Can I use this calculator for non-metallic materials?

Yes, you can use this calculator for any material as long as you know its density in g/cm³. Simply select "Custom" from the material dropdown (or manually enter the density) and input the appropriate value. Common non-metallic materials include various plastics (density typically 0.9-2.0 g/cm³), ceramics, and composites. For example, acrylic has a density of about 1.18 g/cm³, and nylon is around 1.15 g/cm³.

Why is the calculated weight slightly different from my physical measurement?

Several factors can cause discrepancies between calculated and actual weights:

  • Material density variations between batches
  • Manufacturing tolerances in dimensions
  • Presence of coatings or surface treatments
  • Measurement errors in your physical dimensions
  • Material impurities or alloy composition differences
  • Residual stresses in the material affecting dimensions
For critical applications, it's always best to weigh a sample and adjust your calculations accordingly.

How do I calculate the weight of a strip with holes or cutouts?

For strips with regular patterns of holes or cutouts:

  1. Calculate the total volume of the solid strip as normal
  2. Calculate the volume of all holes/cutouts (treat each as a cylinder or other appropriate shape)
  3. Subtract the cutout volume from the total volume
  4. Multiply the net volume by the material density
For example, a 1000×50×2 mm steel strip with ten 10 mm diameter holes:
  • Solid volume: 1000×50×2 = 100,000 mm³
  • Hole volume (assuming 2 mm thickness): 10 × π × (5)² × 2 ≈ 1,570.8 mm³
  • Net volume: 100,000 - 1,570.8 = 98,429.2 mm³
  • Weight: (98,429.2 / 1000) × 7.85 ≈ 772.8 g

What's the difference between theoretical weight and actual weight?
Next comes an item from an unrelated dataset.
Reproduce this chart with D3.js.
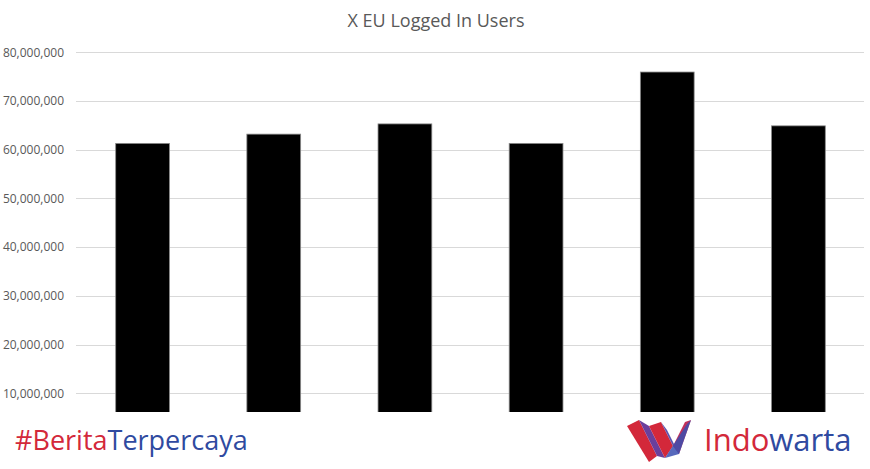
<!DOCTYPE html>
<html><head><meta charset="utf-8">
<script src="https://cdn.jsdelivr.net/npm/d3@7/dist/d3.min.js"></script>
<style>body{margin:0;background:#fff}svg{display:block}</style>
</head><body>
<svg id="c" width="870" height="469"></svg>
<script>
const categories = ["P1","P2","P3","P4","P5","P6"];
const users = [61300000, 63200000, 65300000, 61300000, 75950000, 64900000];
const yTicks = [10000000,20000000,30000000,40000000,50000000,60000000,70000000,80000000];
const title = "X EU Logged In Users";

const svg = d3.select("#c");
const W = 870, H = 469;
svg.append("rect").attr("width",W).attr("height",H).attr("fill","#fff");

const x = d3.scaleBand().domain(categories).range([77,864]).paddingInner(0.59).paddingOuter(0.295);
const y = d3.scaleLinear().domain([0,80000000]).range([442,52.3]);

// gridlines
svg.append("g").selectAll("line").data(yTicks).join("line")
  .attr("x1",76).attr("x2",864)
  .attr("y1",d=>Math.round(y(d))+0.5).attr("y2",d=>Math.round(y(d))+0.5)
  .attr("stroke","#d9d9d9").attr("stroke-width",1);

// y axis labels
const yAxis = d3.axisLeft(y).tickValues(yTicks).tickFormat(d3.format(",")).tickSize(0).tickPadding(0);
const ga = svg.append("g").attr("transform","translate(64,0)").call(yAxis);
ga.select(".domain").remove();
ga.selectAll("text").attr("fill","#595959").attr("font-family","'Open Sans', sans-serif").attr("font-size","12px");

// bars
svg.append("g").selectAll("rect").data(users).join("rect")
  .attr("x",(d,i)=>x(categories[i]))
  .attr("width",x.bandwidth())
  .attr("y",d=>y(d))
  .attr("height",d=>y(0)-y(d))
  .attr("fill","#000").attr("stroke","#8a8a8a").attr("stroke-width",0.8);

// title
svg.append("text").attr("x",436).attr("y",27).attr("text-anchor","middle")
  .attr("fill","#595959").attr("font-family","'Open Sans', sans-serif").attr("font-size","18px")
  .text(title);

// footer overlay
svg.append("rect").attr("x",0).attr("y",412).attr("width",W).attr("height",H-412).attr("fill","#fff");

const ft = svg.append("text").attr("x",15).attr("y",450)
  .attr("font-family","'Open Sans', sans-serif").attr("font-size","27px");
ft.append("tspan").attr("fill","#d3283a").text("#Berita");
ft.append("tspan").attr("fill","#2f4aa0").text("Terpercaya");

// logo W
const lg = svg.append("g").attr("transform","translate(627,418)");
lg.append("path").attr("d","M0,8 L12,2 L30,38 L22,44 Z").attr("fill","#d3283a");
lg.append("path").attr("d","M12,2 L22,8 L38,40 L30,38 Z").attr("fill","#6a3f9c");
lg.append("path").attr("d","M22,8 L34,4 L46,28 L38,40 Z").attr("fill","#d3283a");
lg.append("path").attr("d","M34,4 L40,12 L52,36 L46,28 Z").attr("fill","#5b55b0");
lg.append("path").attr("d","M52,36 L46,28 L58,4 L64,2 Z").attr("fill","#c0305a");
lg.append("path").attr("d","M38,40 L52,36 L64,2 L60,6 Z").attr("fill","#3a4fb0").attr("opacity",0.85);

const lt = svg.append("text").attr("x",704).attr("y",451)
  .attr("font-family","'Open Sans', sans-serif").attr("font-size","31px");
lt.append("tspan").attr("fill","#d3283a").text("Indo");
lt.append("tspan").attr("fill","#2f4aa0").text("warta");
</script>
</body></html>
Theoretical weight is calculated based on nominal dimensions and standard density values. Actual weight is what you measure on a scale. The difference arises from:

  • Dimensional tolerances: Actual dimensions may differ from nominal
  • Density variations: Actual material density may vary from standard values
  • Surface condition: Rough surfaces, burrs, or coatings add weight
  • Chemical composition: Alloying elements can slightly alter density
  • Internal defects: Voids or inclusions reduce weight
In commercial transactions, materials are often sold based on theoretical weight, but the actual weight may be verified at delivery.

How accurate is this calculator?

Our calculator provides results accurate to the precision of the input values and the material density used. For typical engineering applications with standard material densities, the accuracy is generally within ±1-2% of actual weight, assuming:

  • Dimensions are measured accurately
  • The correct density value is used
  • The material is homogeneous (uniform density throughout)
For higher precision requirements, you should:
  • Use more precise measurement tools (calipers, micrometers)
  • Obtain exact density values from your material supplier
  • Account for all material characteristics (coatings, treatments)
  • Verify with physical weighing of samples

Can I calculate the weight of a coiled strip?
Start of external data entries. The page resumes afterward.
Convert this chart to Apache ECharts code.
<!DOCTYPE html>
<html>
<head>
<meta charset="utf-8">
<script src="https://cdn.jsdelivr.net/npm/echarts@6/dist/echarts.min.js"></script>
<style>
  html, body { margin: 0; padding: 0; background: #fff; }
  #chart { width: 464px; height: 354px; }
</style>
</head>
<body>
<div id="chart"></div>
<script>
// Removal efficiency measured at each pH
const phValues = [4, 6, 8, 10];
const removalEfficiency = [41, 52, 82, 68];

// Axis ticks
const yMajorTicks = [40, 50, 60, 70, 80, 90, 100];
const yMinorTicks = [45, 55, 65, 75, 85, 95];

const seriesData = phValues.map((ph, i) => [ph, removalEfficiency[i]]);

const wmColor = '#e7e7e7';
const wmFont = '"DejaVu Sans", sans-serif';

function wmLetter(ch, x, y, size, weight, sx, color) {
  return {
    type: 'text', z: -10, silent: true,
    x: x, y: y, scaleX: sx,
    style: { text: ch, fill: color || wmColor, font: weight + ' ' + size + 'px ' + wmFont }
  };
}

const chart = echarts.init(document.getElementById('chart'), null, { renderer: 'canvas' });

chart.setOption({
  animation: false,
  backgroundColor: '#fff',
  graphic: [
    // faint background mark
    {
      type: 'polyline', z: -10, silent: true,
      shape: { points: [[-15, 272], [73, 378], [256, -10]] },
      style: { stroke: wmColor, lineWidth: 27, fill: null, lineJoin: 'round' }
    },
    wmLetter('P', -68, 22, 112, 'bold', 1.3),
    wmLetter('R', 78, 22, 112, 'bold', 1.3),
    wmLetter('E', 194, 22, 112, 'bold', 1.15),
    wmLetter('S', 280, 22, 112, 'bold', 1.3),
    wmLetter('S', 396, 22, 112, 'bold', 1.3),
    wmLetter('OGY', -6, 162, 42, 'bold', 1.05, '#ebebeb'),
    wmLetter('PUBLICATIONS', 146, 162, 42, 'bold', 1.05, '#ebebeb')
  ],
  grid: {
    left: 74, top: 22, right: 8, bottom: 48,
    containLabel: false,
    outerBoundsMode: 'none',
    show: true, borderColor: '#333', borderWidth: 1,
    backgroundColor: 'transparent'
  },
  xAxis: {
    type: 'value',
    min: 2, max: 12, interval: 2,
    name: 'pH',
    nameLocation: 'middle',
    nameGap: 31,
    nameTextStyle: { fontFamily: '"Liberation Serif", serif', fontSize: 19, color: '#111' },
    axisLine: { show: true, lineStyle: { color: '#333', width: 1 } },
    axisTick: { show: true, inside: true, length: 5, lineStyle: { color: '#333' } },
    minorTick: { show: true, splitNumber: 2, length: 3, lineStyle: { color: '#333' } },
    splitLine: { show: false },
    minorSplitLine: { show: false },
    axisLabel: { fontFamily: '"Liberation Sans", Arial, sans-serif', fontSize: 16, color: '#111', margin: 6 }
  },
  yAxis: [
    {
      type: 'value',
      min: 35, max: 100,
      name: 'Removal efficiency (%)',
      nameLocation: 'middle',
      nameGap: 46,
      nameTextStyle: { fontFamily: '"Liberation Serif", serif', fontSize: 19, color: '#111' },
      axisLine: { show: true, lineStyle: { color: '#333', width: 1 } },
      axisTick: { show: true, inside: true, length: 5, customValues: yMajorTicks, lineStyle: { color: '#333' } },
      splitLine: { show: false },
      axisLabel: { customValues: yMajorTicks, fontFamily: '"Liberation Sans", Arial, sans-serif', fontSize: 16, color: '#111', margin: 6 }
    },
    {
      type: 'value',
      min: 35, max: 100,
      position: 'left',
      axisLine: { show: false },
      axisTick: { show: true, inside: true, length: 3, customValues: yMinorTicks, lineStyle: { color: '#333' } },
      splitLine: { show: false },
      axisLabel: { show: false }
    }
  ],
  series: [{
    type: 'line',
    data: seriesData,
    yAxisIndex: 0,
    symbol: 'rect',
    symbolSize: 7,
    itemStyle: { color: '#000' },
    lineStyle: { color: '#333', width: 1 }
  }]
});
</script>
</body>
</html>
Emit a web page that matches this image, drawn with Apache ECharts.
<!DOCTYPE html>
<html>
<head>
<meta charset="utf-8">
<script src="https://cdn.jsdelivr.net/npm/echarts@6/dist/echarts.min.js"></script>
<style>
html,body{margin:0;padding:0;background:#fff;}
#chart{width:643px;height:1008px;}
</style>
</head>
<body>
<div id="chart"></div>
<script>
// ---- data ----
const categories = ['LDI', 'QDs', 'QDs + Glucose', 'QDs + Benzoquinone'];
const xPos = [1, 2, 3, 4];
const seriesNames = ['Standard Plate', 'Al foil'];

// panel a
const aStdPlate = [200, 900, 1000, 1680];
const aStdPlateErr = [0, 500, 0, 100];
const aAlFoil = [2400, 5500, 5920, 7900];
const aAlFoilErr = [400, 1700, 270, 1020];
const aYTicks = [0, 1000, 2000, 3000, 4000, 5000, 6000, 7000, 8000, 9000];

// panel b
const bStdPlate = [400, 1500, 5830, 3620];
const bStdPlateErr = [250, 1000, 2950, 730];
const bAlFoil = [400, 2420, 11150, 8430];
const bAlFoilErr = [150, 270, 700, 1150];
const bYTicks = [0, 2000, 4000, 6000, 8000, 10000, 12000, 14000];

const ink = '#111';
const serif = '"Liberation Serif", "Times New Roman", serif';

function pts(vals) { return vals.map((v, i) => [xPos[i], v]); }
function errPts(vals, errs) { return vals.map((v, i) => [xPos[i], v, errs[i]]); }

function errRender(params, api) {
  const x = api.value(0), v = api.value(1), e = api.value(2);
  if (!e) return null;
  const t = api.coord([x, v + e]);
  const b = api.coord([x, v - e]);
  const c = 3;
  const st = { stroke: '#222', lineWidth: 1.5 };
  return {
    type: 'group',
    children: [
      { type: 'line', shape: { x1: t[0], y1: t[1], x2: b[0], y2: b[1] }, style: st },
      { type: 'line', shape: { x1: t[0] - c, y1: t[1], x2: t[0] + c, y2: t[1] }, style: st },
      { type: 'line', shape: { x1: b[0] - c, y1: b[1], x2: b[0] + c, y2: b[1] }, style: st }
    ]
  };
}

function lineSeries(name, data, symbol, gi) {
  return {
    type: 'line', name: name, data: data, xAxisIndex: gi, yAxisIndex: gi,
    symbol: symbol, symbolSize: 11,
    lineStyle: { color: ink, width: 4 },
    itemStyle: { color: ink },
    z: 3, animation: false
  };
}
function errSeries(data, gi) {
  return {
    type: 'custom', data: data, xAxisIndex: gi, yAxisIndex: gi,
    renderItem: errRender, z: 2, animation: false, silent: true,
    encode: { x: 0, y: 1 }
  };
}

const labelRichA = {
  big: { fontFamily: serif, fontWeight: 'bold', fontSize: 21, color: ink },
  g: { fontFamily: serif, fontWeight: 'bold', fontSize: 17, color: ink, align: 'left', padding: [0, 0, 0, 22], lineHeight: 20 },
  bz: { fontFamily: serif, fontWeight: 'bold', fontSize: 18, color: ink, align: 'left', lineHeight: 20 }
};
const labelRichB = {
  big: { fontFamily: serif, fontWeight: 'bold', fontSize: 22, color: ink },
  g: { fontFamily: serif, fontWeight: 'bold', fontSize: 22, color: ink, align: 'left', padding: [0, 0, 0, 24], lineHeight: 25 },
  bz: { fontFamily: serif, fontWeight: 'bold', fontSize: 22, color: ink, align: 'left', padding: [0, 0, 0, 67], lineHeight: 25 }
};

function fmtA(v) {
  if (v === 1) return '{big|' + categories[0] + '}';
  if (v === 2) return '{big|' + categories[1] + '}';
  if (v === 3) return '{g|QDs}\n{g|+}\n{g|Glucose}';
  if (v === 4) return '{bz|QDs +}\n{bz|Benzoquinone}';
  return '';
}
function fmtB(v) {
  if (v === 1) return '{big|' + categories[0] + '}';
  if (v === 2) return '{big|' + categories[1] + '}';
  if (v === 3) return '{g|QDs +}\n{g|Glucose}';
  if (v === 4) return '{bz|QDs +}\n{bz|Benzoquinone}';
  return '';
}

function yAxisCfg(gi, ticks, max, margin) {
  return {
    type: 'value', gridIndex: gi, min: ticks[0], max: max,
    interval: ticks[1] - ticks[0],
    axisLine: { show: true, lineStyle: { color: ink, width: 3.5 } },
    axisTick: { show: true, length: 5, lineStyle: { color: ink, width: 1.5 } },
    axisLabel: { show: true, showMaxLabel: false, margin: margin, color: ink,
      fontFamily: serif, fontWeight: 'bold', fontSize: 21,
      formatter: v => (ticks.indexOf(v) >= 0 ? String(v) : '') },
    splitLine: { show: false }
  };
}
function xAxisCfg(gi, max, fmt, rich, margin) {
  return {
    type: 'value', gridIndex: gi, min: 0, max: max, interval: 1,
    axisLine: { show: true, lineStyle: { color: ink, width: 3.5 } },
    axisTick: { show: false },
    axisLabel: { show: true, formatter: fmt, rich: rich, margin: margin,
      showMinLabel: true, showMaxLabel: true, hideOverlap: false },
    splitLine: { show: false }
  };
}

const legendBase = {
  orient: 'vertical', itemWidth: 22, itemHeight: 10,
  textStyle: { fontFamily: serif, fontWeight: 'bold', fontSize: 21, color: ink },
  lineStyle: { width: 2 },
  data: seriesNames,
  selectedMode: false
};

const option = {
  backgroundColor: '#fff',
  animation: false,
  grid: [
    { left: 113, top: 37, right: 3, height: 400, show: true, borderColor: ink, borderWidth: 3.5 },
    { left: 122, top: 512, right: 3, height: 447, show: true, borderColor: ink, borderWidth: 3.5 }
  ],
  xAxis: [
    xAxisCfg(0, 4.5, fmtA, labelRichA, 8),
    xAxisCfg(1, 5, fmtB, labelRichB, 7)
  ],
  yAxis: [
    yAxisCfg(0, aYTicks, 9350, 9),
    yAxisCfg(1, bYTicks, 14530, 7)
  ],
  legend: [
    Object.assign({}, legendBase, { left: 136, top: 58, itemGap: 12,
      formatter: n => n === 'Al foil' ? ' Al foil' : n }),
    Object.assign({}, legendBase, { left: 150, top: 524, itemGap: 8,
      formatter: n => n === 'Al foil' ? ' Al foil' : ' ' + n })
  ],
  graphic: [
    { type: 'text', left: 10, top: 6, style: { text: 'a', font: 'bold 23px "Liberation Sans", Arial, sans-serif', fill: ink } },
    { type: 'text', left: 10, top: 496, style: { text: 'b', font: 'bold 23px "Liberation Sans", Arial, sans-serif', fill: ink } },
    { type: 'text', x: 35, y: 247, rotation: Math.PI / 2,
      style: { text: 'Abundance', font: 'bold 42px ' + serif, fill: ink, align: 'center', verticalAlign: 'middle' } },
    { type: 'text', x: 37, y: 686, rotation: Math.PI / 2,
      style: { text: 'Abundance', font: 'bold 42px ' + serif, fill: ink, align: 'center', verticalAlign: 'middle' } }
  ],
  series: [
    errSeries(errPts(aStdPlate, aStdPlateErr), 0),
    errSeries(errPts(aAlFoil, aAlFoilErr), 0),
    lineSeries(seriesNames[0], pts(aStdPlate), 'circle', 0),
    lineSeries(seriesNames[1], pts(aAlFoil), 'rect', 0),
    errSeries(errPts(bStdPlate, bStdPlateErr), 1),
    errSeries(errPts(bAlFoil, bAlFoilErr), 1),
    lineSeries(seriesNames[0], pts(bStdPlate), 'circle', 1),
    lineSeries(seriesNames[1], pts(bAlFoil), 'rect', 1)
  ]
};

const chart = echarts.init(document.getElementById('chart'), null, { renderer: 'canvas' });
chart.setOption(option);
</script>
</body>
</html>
Yes, but you'll need to know either:

  • The total length of the strip in the coil (then use our calculator as normal), or
  • The coil's outer diameter, inner diameter, and width, along with the strip thickness
For the second method, you would:
  1. Calculate the cross-sectional area of the strip: width × thickness
  2. Calculate the average coil diameter: (outer diameter + inner diameter) / 2
  3. Calculate the length of strip: (π × average diameter × number of turns)
  4. Use this length in our calculator with the strip's width and thickness
Note that coiled strips may have some springback that affects the actual length, so this method provides an estimate.